Classical music concerts can be stuffy affairs. From archaic performance traditions to 19th-century costumes to music slavishly indebted to old European forms, even many contemporary classical concerts feel like artifacts of another era.
Then there's Daniel Brugh. In a genre populated by rule-bound retro-gazers, Brugh is Portland classical music's closest approximation of Brian Wilson, combining unbounded creativity, stage savvy and tech geekery with a childlike sense of playfulness. And in terms of presentation, he actually might be closer to the Flaming Lips. His upcoming show, Nonsense: The Fantastical Musical Multiverses of Daniel Brugh, is entirely devoted to his own offbeat vision, teeming with psychedelic lighting, theremin, nonsense poetry, costumes, giant flying fish and lots and lots of keyboards.

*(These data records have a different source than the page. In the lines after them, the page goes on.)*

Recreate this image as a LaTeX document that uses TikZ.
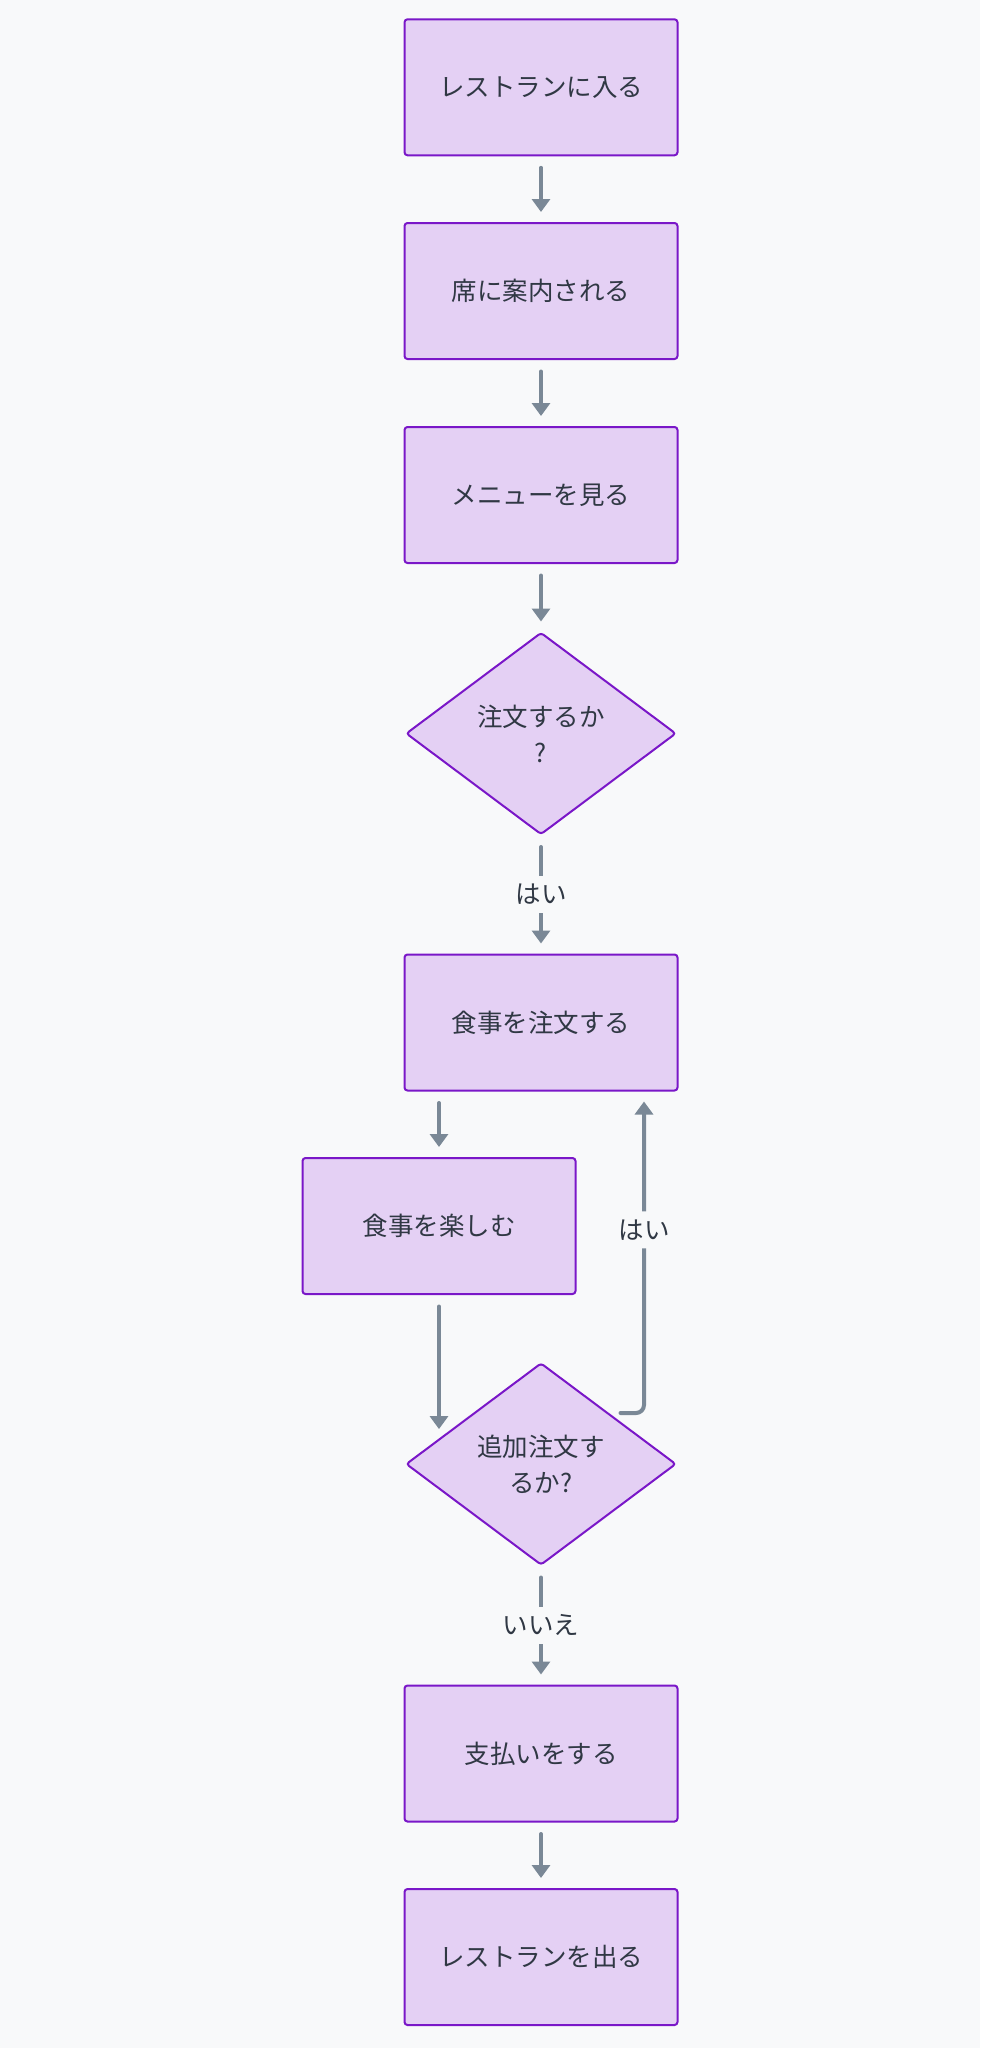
\documentclass[tikz,border=0pt]{standalone}
\usepackage{fontspec}
\setmainfont{Noto Sans CJK JP}
\usetikzlibrary{shapes.geometric,arrows.meta,calc}
\definecolor{bg}{HTML}{F8F9FA}
\definecolor{nodefill}{HTML}{E4D0F4}
\definecolor{nodedraw}{HTML}{7A17C8}
\definecolor{edgecol}{HTML}{7A8896}
\definecolor{txt}{HTML}{303844}
\begin{document}
\begin{tikzpicture}[x=1pt,y=-1pt,
 every node/.style={font=\fontsize{25.5}{36}\selectfont, text=txt},
 box/.style={rectangle, rounded corners=3pt, draw=nodedraw, fill=nodefill, line width=2pt, minimum width=273pt, minimum height=136pt, inner sep=0pt},
 decision/.style={diamond, rounded corners=3pt, draw=nodedraw, fill=nodefill, line width=2pt, minimum width=270pt, minimum height=202pt, inner sep=0pt, aspect=1.34, align=center},
 conn/.style={draw=edgecol, line width=4pt, line cap=round, -{Triangle[width=18pt,length=13pt]}, shorten <=11.5pt, shorten >=10pt},
 lbl/.style={fill=bg, inner xsep=3pt, inner ysep=0pt, minimum height=37pt}
]
\fill[bg] (0,0) rectangle (980,2048);
\useasboundingbox (0,0) rectangle (980,2048);
\node[box] (n1) at (541,87.3) {レストランに入る};
\node[box] (n2) at (541,291) {席に案内される};
\node[box] (n3) at (541,495) {メニューを見る};
\node[decision] (d1) at (541,733.5) {注文するか\\?};
\node[box] (n5) at (541,1022.5) {食事を注文する};
\node[box] (n6) at (439,1226) {食事を楽しむ};
\node[decision] (d2) at (541,1464) {追加注文す\\るか?};
\node[box] (n8) at (541,1753.5) {支払いをする};
\node[box] (n9) at (541,1957) {レストランを出る};
\coordinate (d2in) at ($(d2.north)!0.7556!(d2.west)$);
\coordinate (loopend) at ($(n5.south east)+(-34.5,0)$);
\draw[conn] (n1) -- (n2);
\draw[conn] (n2) -- (n3);
\draw[conn] (n3) -- (d1);
\draw[conn] (d1) -- node[lbl] (l1) {はい} (n5);
\draw[conn] (n6.north |- n5.south) -- (n6.north);
\draw[conn] (n6.south) -- (n6.south |- d2in);
\draw[conn, rounded corners=8pt] (d2.north east) -| node[lbl, pos=0.785] (l2) {はい} (loopend);
\draw[conn] (d2) -- node[lbl] (l3) {いいえ} (n8);
\draw[conn] (n8) -- (n9);
\end{tikzpicture}
\end{document}
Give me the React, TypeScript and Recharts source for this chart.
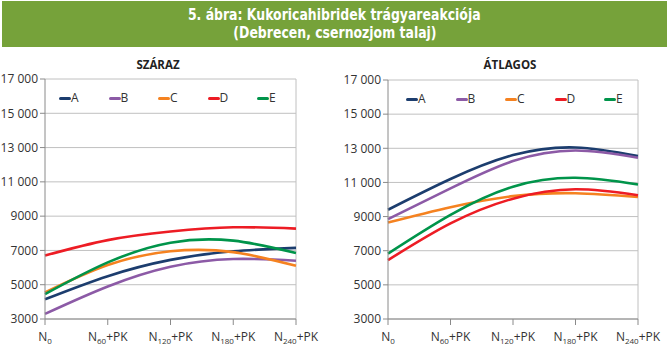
import React from 'react';
import { LineChart, Line, XAxis, YAxis, CartesianGrid, ReferenceLine } from 'recharts';

const categories = ['N0', 'N60+PK', 'N120+PK', 'N180+PK', 'N240+PK'];
const seriesNames = ['A', 'B', 'C', 'D', 'E'];
const yTicks = [3000, 5000, 7000, 9000, 11000, 13000, 15000, 17000];

// SZÁRAZ (dry year)
const szarazA = [4150, 5500, 6450, 6950, 7150];
const szarazB = [3300, 4900, 6050, 6500, 6400];
const szarazC = [4550, 6150, 6950, 6900, 6100];
const szarazD = [6700, 7600, 8100, 8350, 8270];
const szarazE = [4450, 6300, 7450, 7570, 6850];

// ÁTLAGOS (average year)
const atlagosA = [9400, 11200, 12600, 13050, 12550];
const atlagosB = [8850, 10650, 12250, 12870, 12450];
const atlagosC = [8650, 9550, 10200, 10370, 10150];
const atlagosD = [6450, 8600, 10050, 10600, 10250];
const atlagosE = [6830, 9100, 10750, 11270, 10880];

const colors: Record<string, string> = {
    A: '#1c3d6e',
    B: '#8c5aa6',
    C: '#f58220',
    D: '#ed1c24',
    E: '#00944a',
};

const FONT = '"Open Sans", "DejaVu Sans", sans-serif';
const GRID = '#c0c0c0';

const buildRows = (cols: number[][]) =>
    categories.map((cat, i) => {
        const row: Record<string, string | number> = { cat };
        seriesNames.forEach((s, j) => {
            row[s] = cols[j][i];
        });
        return row;
    });

const szarazData = buildRows([szarazA, szarazB, szarazC, szarazD, szarazE]);
const atlagosData = buildRows([atlagosA, atlagosB, atlagosC, atlagosD, atlagosE]);

const formatY = (v: number) => {
    if (v >= 10000) {
        const s = String(v);
        return s.slice(0, s.length - 3) + ' ' + s.slice(-3);
    }
    return String(v);
};

const XTick = (props: any) => {
    const { x, y, payload } = props;
    const m = /^N(\d+)(.*)$/.exec(payload.value) || ['', '', payload.value];
    return (
        <text x={x} y={y + 14} textAnchor="middle" fill="#333" fontSize={12} fontFamily={FONT}>
            <tspan>N</tspan>
            <tspan fontSize={8} dy={3}>{m[1]}</tspan>
            <tspan dy={-3}>{m[2]}</tspan>
        </text>
    );
};

const SeriesLegend: React.FC<{ left: number; top: number }> = ({ left, top }) => (
    <div style={{ position: 'absolute', left, top, display: 'flex' }}>
        {seriesNames.map((s) => (
            <div key={s} style={{ width: 49.5, display: 'flex', alignItems: 'center' }}>
                <span style={{ display: 'inline-block', width: 12, height: 3, borderRadius: 1.5, background: colors[s] }} />
                <span style={{ fontSize: 12, fontFamily: FONT, color: '#333', lineHeight: '14px' }}>{s}</span>
            </div>
        ))}
    </div>
);

interface PanelProps {
    data: Record<string, string | number>[];
    width: number;
    yWidth: number;
    marginTop: number;
    marginRight: number;
}

const Panel: React.FC<PanelProps> = ({ data, width, yWidth, marginTop, marginRight }) => (
    <LineChart width={width} height={302} data={data} margin={{ top: marginTop, right: marginRight, bottom: 3, left: 0 }}>
        <CartesianGrid vertical={false} stroke={GRID} />
        <ReferenceLine x={categories[categories.length - 1]} stroke={GRID} />
        <XAxis
            dataKey="cat"
            stroke="#8a8a8a"
            tickSize={6}
            height={30}
            tick={<XTick />}
            interval={0}
        />
        <YAxis
            domain={[3000, 17000]}
            ticks={yTicks}
            width={yWidth}
            stroke="#8a8a8a"
            tickSize={5}
            tickFormatter={formatY}
            tick={{ fill: '#333', fontSize: 12, fontFamily: FONT }}
            interval={0}
        />
        {seriesNames.map((s) => (
            <Line
                key={s}
                type="natural"
                dataKey={s}
                stroke={colors[s]}
                strokeWidth={2.6}
                dot={false}
                isAnimationActive={false}
            />
        ))}
    </LineChart>
);

const titleStyle: React.CSSProperties = {
    position: 'absolute',
    top: 57,
    fontFamily: FONT,
    fontWeight: 700,
    fontSize: 11.5,
    color: '#222',
    textAlign: 'center',
    width: 120,
};

const bannerLine: React.CSSProperties = {
    display: 'inline-block',
    transform: 'scaleX(0.84)',
    transformOrigin: 'center',
    whiteSpace: 'nowrap',
};

const App: React.FC = () => (
    <div style={{ position: 'absolute', left: 0, top: 0, width: 669, height: 352, background: '#fff', overflow: 'hidden' }}>
        <div
            style={{
                position: 'absolute',
                left: 2,
                top: 1,
                width: 665,
                height: 46,
                background: '#76a23a',
                color: '#fff',
                textAlign: 'center',
                fontFamily: '"Liberation Sans Narrow", "DejaVu Sans Condensed", sans-serif',
                fontWeight: 700,
                fontSize: 16.5,
                lineHeight: '18px',
                paddingTop: 5,
                boxSizing: 'border-box',
            }}
        >
            <div><span style={bannerLine}>5. ábra: Kukoricahibridek trágyareakciója</span></div>
            <div><span style={bannerLine}>(Debrecen, csernozjom talaj)</span></div>
        </div>
        <div style={{ ...titleStyle, left: 98 }}>SZÁRAZ</div>
        <div style={{ ...titleStyle, left: 450 }}>ÁTLAGOS</div>
        <div style={{ position: 'absolute', left: 0, top: 50 }}>
            <Panel data={szarazData} width={334} yWidth={45} marginTop={29} marginRight={38} />
        </div>
        <div style={{ position: 'absolute', left: 334, top: 50 }}>
            <Panel data={atlagosData} width={335} yWidth={54} marginTop={30} marginRight={31} />
        </div>
        <SeriesLegend left={59} top={91} />
        <SeriesLegend left={406} top={92} />
    </div>
);

export default App;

"I like to engage the audience," says Brugh, who was named Oregon Composer of the Year in 2010. "I'm taking the best of everything I learned from all those Cascadia concerts I've done, where the environment is really important to music, and putting it into this one."
Not surprisingly, the environment for his new show is not a typical concert hall. Rather, it's a converted Pearl District warehouse simply called PLACE. With its soaring beams and industrial architecture, Brugh says the location reminds him of playing among the tires at his dad's old trucking business. The big white walls offer an abundant palette for Brugh's expansive vision.
"Each of these pieces is so different, they could be written by different composers," he says.
He plays multiple synths in the atmospheric opener, "Extreme Gravity," and enthuses over the Roli Seaboard 49, Korg Kronos and other keyboards used throughout the show. A poem written long ago by a friend who once worked with Brugh at Portland Music supplied the text for a theatrical vocal piece about an old Alabama man's whiskey-fueled reminiscences. Another former fellow music store clerk and musician improvises clarinet over a work for fixed media. And in a setting of English nonsense poet Edward Lear's "Pelican Chorus," Brugh dons a duck costume.
"I want something that's fun, because a lot of people I know won't come to classical concerts," says Brugh, who'll also MC the evening. "I'm gonna be their guide. If it makes no sense, that's OK, because it's a concert of nonsense."
SEE IT: Nonsense: The Fantastical Musical Multiverses of Daniel Brugh is at PLACE, 735 NW 18th Ave., on Saturday, Nov. 18. 7:30 pm. Free. All ages.